Lepage Associates is a multi-specialty, private psychological practice with multiple offices in the triangle area. At Lepage associates, the clinicians emphasize finding positive and practical solutions to issues in life for their clients. In practice, solution-based care distinguishes concrete strategies and skills that clients can incorporate in their lives to achieve their goals and overcome hardships. Interestingly, the clinicians have a diverse range of experiences, enabling Lepage Associates to offer a wide variety of services such as teletherapy, forensic services, family therapy, marriage counseling, and outdoor therapy to name a few. Working with my mentor, Dr. Bailey Cole, and the team at Lepage Associates has given me invaluable insight into the inner workings of a psychological practice and the various responsibilities associated with being a psychologist that. In addition to practicing therapy, clinicians also have a great deal of supplementary work as well.

The majority of my responsibilities have been aiding in these supplementary tasks which allows clinicians to maximize their time spent working with clients. My work has mostly involved writing up clinical interviews and parenting evaluations. Clinicians at Lepage Associates do a variety of court-ordered evaluations and after conducting them, they will send them over to me to write-up in a more succinct style. I also have been tasked with doing literature reviews on topics that occur in therapy sessions that clinicians may not have much experience with or knowledge on. In this process, I will search through empirical databases, find information on the desired topic, and relay my findings to the clinician. One of the most interesting topics I have had to look into was “betrayal trauma”, which is a specific form of trauma from a loved one and how that can lead to issues in emotional development. My responsibilities have also included writing posts for Lepage Associate’s “Something to Ponder” and “Happiness” blogs.

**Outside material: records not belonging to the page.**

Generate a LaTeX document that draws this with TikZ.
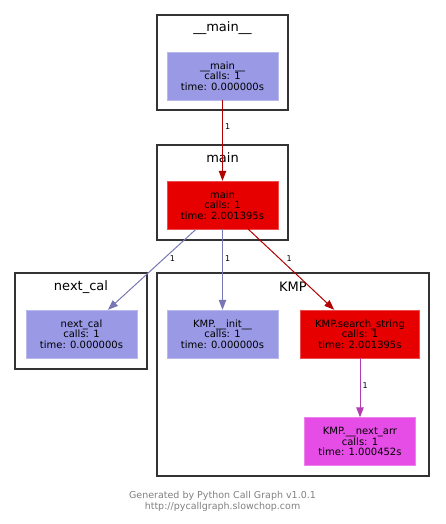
\documentclass[tikz,border=0pt]{standalone}
\usepackage{fontspec}
\setmainfont{DejaVu Sans}
\usetikzlibrary{arrows.meta}
\definecolor{lav}{RGB}{153,153,230}
\definecolor{lavedge}{RGB}{119,119,179}
\definecolor{hot}{RGB}{230,0,0}
\definecolor{hotedge}{RGB}{179,0,0}
\definecolor{mag}{RGB}{230,77,230}
\definecolor{magedge}{RGB}{179,60,179}
\definecolor{clus}{RGB}{51,51,51}
\definecolor{foot}{RGB}{128,128,128}
\begin{document}
\begin{tikzpicture}[>={Triangle[length=10pt,width=7.5pt]}, x=1pt, y=-1pt,
  func/.style={minimum width=111pt, minimum height=48pt, inner sep=0pt, align=center,
    font=\fontsize{10}{10.5}\selectfont},
  cluster/.style={draw=clus, line width=2.5pt},
  ctitle/.style={font=\fontsize{13}{15}\selectfont},
  call/.style={->, line width=1pt},
  lbl/.style={font=\fontsize{8}{9}\selectfont, inner sep=2pt, text=black}]
\useasboundingbox (0,0) rectangle (445,524);

\draw [cluster](157,15) rectangle (288,110);
\node[ctitle] (tmain) at (222.5,28) {\_\_main\_\_};
\draw [cluster](157,145) rectangle (288,240);
\node[ctitle] (tmain2) at (222.5,158) {main};
\draw [cluster](15,273) rectangle (147,369);
\node[ctitle] (tnext) at (81,287) {next\_cal};
\draw [cluster](157,273) rectangle (429,476);
\node[ctitle] (tkmp) at (293,287) {KMP};

\node[func, fill=lav, draw=lav!70!white] (dmain) at (222.5,76) {\_\_main\_\_\\calls: 1\\time: 0.000000s};
\node[func, fill=hot, draw=hot!70!white] (main) at (222.5,205) {main\\calls: 1\\time: 2.001395s};
\node[func, fill=lav, draw=lav!70!white] (nextcal) at (81.5,334) {next\_cal\\calls: 1\\time: 0.000000s};
\node[func, fill=lav, draw=lav!70!white] (init) at (222.5,334) {KMP.\_\_init\_\_\\calls: 1\\time: 0.000000s};
\node[func, fill=hot, draw=hot!70!white, minimum width=119pt] (search) at (360,334) {KMP.search\_string\\calls: 1\\time: 2.001395s};
\node[func, fill=mag, draw=mag!70!white] (nextarr) at (360,441.5) {KMP.\_\_next\_arr\\calls: 1\\time: 1.000452s};

\draw[call, hotedge] (dmain) -- node[lbl, pos=.33, right]{1} (main);
\draw[call, lavedge] (main) -- node[lbl, pos=.36, right=3pt]{1} (nextcal);
\draw[call, lavedge] (main) -- node[lbl, pos=.36, right]{1} (init);
\draw[call, hotedge] (main) -- node[lbl, pos=.36, right=5pt]{1} (search);
\draw[call, magedge] (search) -- node[lbl, pos=.47, right]{1} (nextarr);

\node[font=\fontsize{9.5}{11}\selectfont, text=foot, align=center] (footer) at (222.5,501)
  {Generated by Python Call Graph v1.0.1\\http://pycallgraph.slowchop.com};
\end{tikzpicture}
\end{document}
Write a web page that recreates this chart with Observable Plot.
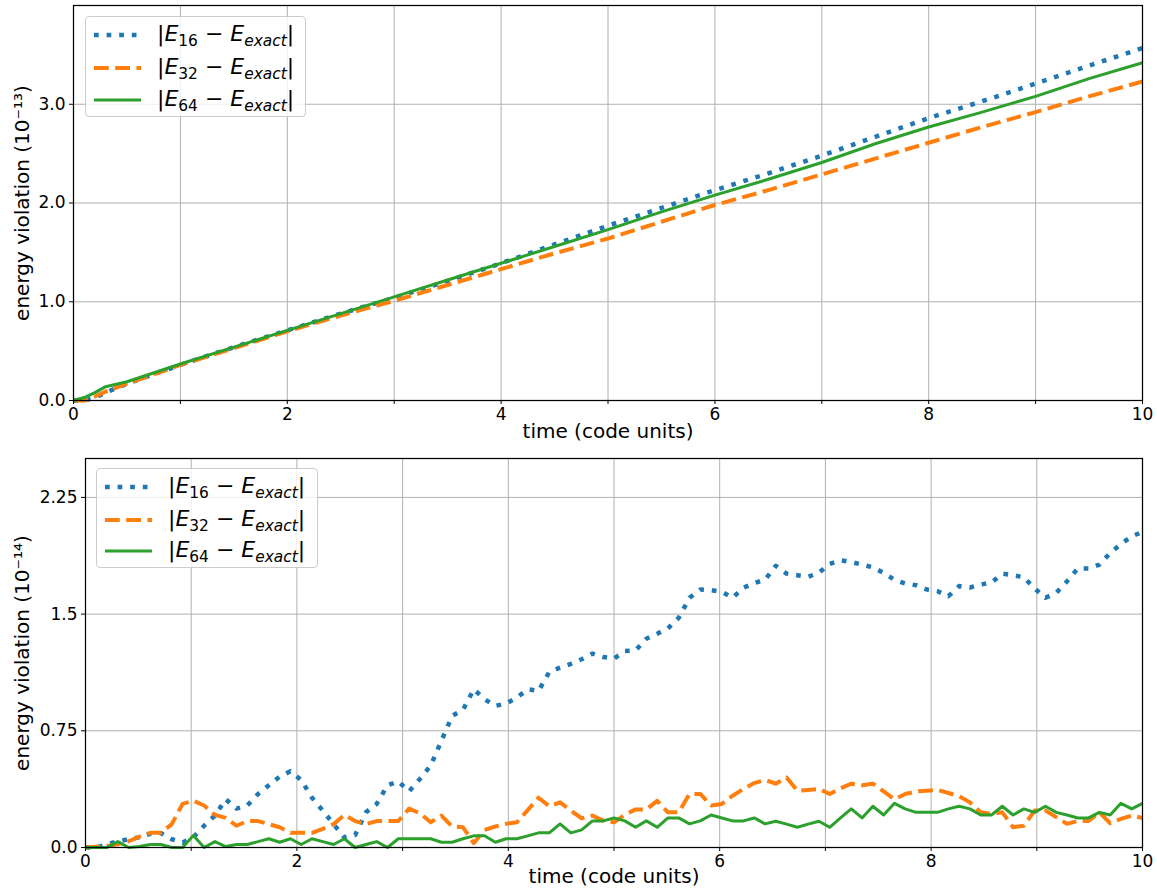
<!DOCTYPE html>
<html><head><meta charset="utf-8">
<script src="https://cdn.jsdelivr.net/npm/d3@7"></script>
<script src="https://cdn.jsdelivr.net/npm/@observablehq/plot@0.6"></script>
<style>
body{margin:0;background:#fff;font-family:"DejaVu Sans",sans-serif;}
#wrap{position:relative;width:1157px;height:891px;}
#wrap svg{display:block;}
.legend{position:absolute;background:rgba(255,255,255,0.8);border:1px solid #cccccc;border-radius:4px;box-sizing:border-box;}
.row{position:absolute;left:0;height:0;width:100%;}
.row svg{position:absolute;left:8px;top:-5px;}
.row .lab{position:absolute;left:71px;top:0;transform:translateY(-52%);font-size:22px;white-space:nowrap;line-height:1.2;color:#000;}
.lab sub{font-size:0.7em;vertical-align:-0.3em;line-height:0;}
</style></head>
<body>
<div id="wrap"></div>
<script>
// ---------- data ----------
const seriesLabels = ["16", "32", "64"];
const colors = ["#1f77b4", "#ff7f0e", "#2ca02c"];

// top panel (units of 1e-13)
const topTime = [0, 0.1, 0.2, 0.3, 0.5, 1, 1.5, 2, 2.5, 3, 3.5, 4, 4.5, 5, 5.5, 6, 6.5, 7, 7.5, 8, 8.5, 9, 9.5, 10];
const topE16 = [0, 0, 0.03, 0.08, 0.17, 0.36, 0.54, 0.71, 0.88, 1.04, 1.21, 1.39, 1.58, 1.77, 1.95, 2.13, 2.30, 2.48, 2.67, 2.86, 3.03, 3.21, 3.39, 3.57];
const topE32 = [0, 0, 0.04, 0.09, 0.17, 0.36, 0.53, 0.70, 0.86, 1.01, 1.17, 1.33, 1.49, 1.64, 1.81, 1.98, 2.13, 2.29, 2.45, 2.61, 2.77, 2.92, 3.08, 3.23];
const topE64 = [0, 0.03, 0.08, 0.14, 0.19, 0.37, 0.54, 0.71, 0.88, 1.05, 1.22, 1.39, 1.56, 1.73, 1.91, 2.08, 2.24, 2.41, 2.60, 2.77, 2.92, 3.08, 3.26, 3.42];

// bottom panel (units of 1e-14), equally spaced samples over [0, 10]
const botE16 = [0, 0, 0.02, 0.04, 0.053, 0.066, 0.088, 0.092, 0.053, 0.032,
  0.066, 0.14, 0.205, 0.31, 0.25, 0.27, 0.344, 0.40, 0.455, 0.49,
  0.434, 0.32, 0.237, 0.15, 0.065, 0.08, 0.226, 0.28, 0.40, 0.425,
  0.36, 0.44, 0.526, 0.686, 0.846, 0.885, 1.017, 0.953, 0.91, 0.925,
  0.964, 1.017, 1.006, 1.128, 1.156, 1.18, 1.21, 1.246, 1.224, 1.214,
  1.263, 1.267, 1.342, 1.374, 1.408, 1.476, 1.605, 1.658, 1.654, 1.643,
  1.605, 1.669, 1.70, 1.72, 1.81, 1.76, 1.75, 1.74, 1.765, 1.823,
  1.846, 1.835, 1.818, 1.80, 1.765, 1.72, 1.697, 1.686, 1.658, 1.647,
  1.615, 1.68, 1.671, 1.69, 1.703, 1.76, 1.75, 1.737, 1.665, 1.605,
  1.637, 1.71, 1.793, 1.793, 1.818, 1.893, 1.95, 2.0, 2.028];
const botE32 = [0, 0.005, 0.01, 0.02, 0.04, 0.07, 0.094, 0.094, 0.15, 0.28,
  0.30, 0.27, 0.21, 0.19, 0.14, 0.17, 0.17, 0.15, 0.13, 0.094,
  0.094, 0.094, 0.12, 0.15, 0.21, 0.17, 0.15, 0.17, 0.17, 0.17,
  0.25, 0.22, 0.162, 0.205, 0.135, 0.13, 0.028, 0.113, 0.135, 0.152,
  0.162, 0.24, 0.32, 0.265, 0.29, 0.237, 0.188, 0.205, 0.173, 0.162,
  0.21, 0.245, 0.245, 0.30, 0.226, 0.226, 0.344, 0.344, 0.27, 0.28,
  0.333, 0.376, 0.414, 0.434, 0.41, 0.45, 0.365, 0.37, 0.376, 0.344,
  0.38, 0.41, 0.40, 0.41, 0.36, 0.31, 0.344, 0.36, 0.365, 0.37,
  0.35, 0.33, 0.29, 0.226, 0.216, 0.226, 0.13, 0.14, 0.237, 0.237,
  0.195, 0.152, 0.17, 0.17, 0.226, 0.156, 0.184, 0.205, 0.19];
const botE64 = [0, 0, 0, 0.038, 0, 0.006, 0.019, 0.019, 0, 0,
  0.077, 0, 0.038, 0.006, 0.019, 0.019, 0.038, 0.056, 0.034, 0.056,
  0.019, 0.056, 0.038, 0.019, 0.056, 0, 0.019, 0.038, 0, 0.056,
  0.056, 0.056, 0.056, 0.034, 0.034, 0.056, 0.075, 0.075, 0.034, 0.056,
  0.056, 0.075, 0.094, 0.094, 0.152, 0.094, 0.113, 0.171, 0.171, 0.19,
  0.171, 0.130, 0.171, 0.130, 0.19, 0.19, 0.152, 0.171, 0.209, 0.19,
  0.171, 0.171, 0.19, 0.152, 0.169, 0.15, 0.13, 0.15, 0.169, 0.13,
  0.19, 0.248, 0.19, 0.265, 0.209, 0.284, 0.248, 0.226, 0.226, 0.226,
  0.248, 0.265, 0.248, 0.209, 0.209, 0.265, 0.209, 0.248, 0.226, 0.265,
  0.226, 0.209, 0.19, 0.19, 0.226, 0.209, 0.284, 0.248, 0.284];
const botTime = d3.range(botE16.length).map(i => i * 10 / (botE16.length - 1));

// ticks
const xTicks = [0, 1, 2, 3, 4, 5, 6, 7, 8, 9, 10];
const xTickLabels = [0, 2, 4, 6, 8, 10];
const topYTicks = [0, 1, 2, 3];
const topYTickLabels = ["0.0", "1.0", "2.0", "3.0"];
const botYTicks = [0, 0.75, 1.5, 2.25];
const botYTickLabels = ["0.0", "0.75", "1.5", "2.25"];
const xLabel = "time (code units)";
const topYLabel = "energy violation (10\u207B\u00B9\u00B3)";
const botYLabel = "energy violation (10\u207B\u00B9\u2074)";

// ---------- drawing ----------
const lineStyles = [
  {strokeWidth: 4.5, strokeDasharray: "4.7,7.9"},
  {strokeWidth: 4, strokeDasharray: "14.8,6.4"},
  {strokeWidth: 3}
];

function panel(o) {
  const lines = o.series.map((vals, k) =>
    Plot.line(vals.map((v, i) => ({t: o.time[i], v})), {
      x: "t", y: "v", stroke: colors[k], ...lineStyles[k],
      strokeLinecap: "butt", strokeLinejoin: "round"
    }));
  return Plot.plot({
    width: 1157, height: o.height,
    marginTop: o.mt, marginBottom: o.mb, marginLeft: o.ml, marginRight: o.mr,
    style: {fontFamily: "DejaVu Sans", fontSize: "17px", color: "black", background: "white", overflow: "visible"},
    x: {domain: [0, 10]},
    y: {domain: o.yDomain},
    marks: [
      Plot.ruleX(xTicks, {stroke: "#b0b0b0", strokeWidth: 1}),
      Plot.ruleY(o.yTicks, {stroke: "#b0b0b0", strokeWidth: 1}),
      ...lines,
      Plot.frame({stroke: "black", strokeWidth: 1.25}),
      Plot.axisX({ticks: xTicks, tickSize: 4, tickPadding: 3, label: null,
        tickFormat: d => xTickLabels.includes(d) ? String(d) : ""}),
      Plot.axisY({ticks: o.yTicks, tickSize: 4, tickPadding: 4, label: null,
        tickFormat: d => o.yTickLabels[o.yTicks.indexOf(d)]}),
      Plot.text([xLabel], {text: d => d, frameAnchor: "bottom", textAnchor: "middle", dy: o.xlabDy, fontSize: 20}),
      Plot.text([o.yLabel], {text: d => d, frameAnchor: "left", textAnchor: "middle", rotate: -90, dx: o.ylabDx, fontSize: 20})
    ]
  });
}

const wrap = document.getElementById("wrap");
wrap.appendChild(panel({
  time: topTime, series: [topE16, topE32, topE64], yDomain: [0, 4.0],
  yTicks: topYTicks, yTickLabels: topYTickLabels, yLabel: topYLabel,
  height: 445, mt: 5, mb: 45, ml: 73, mr: 15, xlabDy: 37, ylabDx: -51
}));
wrap.appendChild(panel({
  time: botTime, series: [botE16, botE32, botE64], yDomain: [0, 2.5],
  yTicks: botYTicks, yTickLabels: botYTickLabels, yLabel: botYLabel,
  height: 446, mt: 13, mb: 44, ml: 85, mr: 15, xlabDy: 35, ylabDx: -63
}));

// legends
function legend(left, top, width, height, rowYs) {
  const box = document.createElement("div");
  box.className = "legend";
  Object.assign(box.style, {left: left + "px", top: top + "px", width: width + "px", height: height + "px"});
  seriesLabels.forEach((lab, k) => {
    const row = document.createElement("div");
    row.className = "row";
    row.style.top = rowYs[k] + "px";
    const st = lineStyles[k];
    row.innerHTML =
      `<svg width="48" height="10"><line x1="0" y1="5" x2="47" y2="5" stroke="${colors[k]}" stroke-width="${st.strokeWidth}" ${st.strokeDasharray ? `stroke-dasharray="${st.strokeDasharray}"` : ""} stroke-linecap="butt"/></svg>` +
      `<span class="lab">|<i>E</i><sub>${lab}</sub> \u2212 <i>E</i><sub><i>exact</i></sub>|</span>`;
    box.appendChild(row);
  });
  wrap.appendChild(box);
}
legend(85, 16, 221, 101, [18, 51, 83]);
legend(96, 468, 222, 100, [17.5, 50.5, 82]);
</script>
</body></html>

Despite being completely virtual, my internship experience has been incredibly formative. Dr. Bailey Cole and the other clinicians at Lepage Associates have been very receptive and open to providing me with both tasks and feedback throughout this experience. Being able to incorporate my research skills into my internship has demonstrated how effectively both practice and research can work together to make effective clinicians. I appreciate the Gil Internship program and Lepage Associates for giving me this amazing experience. I am excited to see how the remainder of the semester pans out!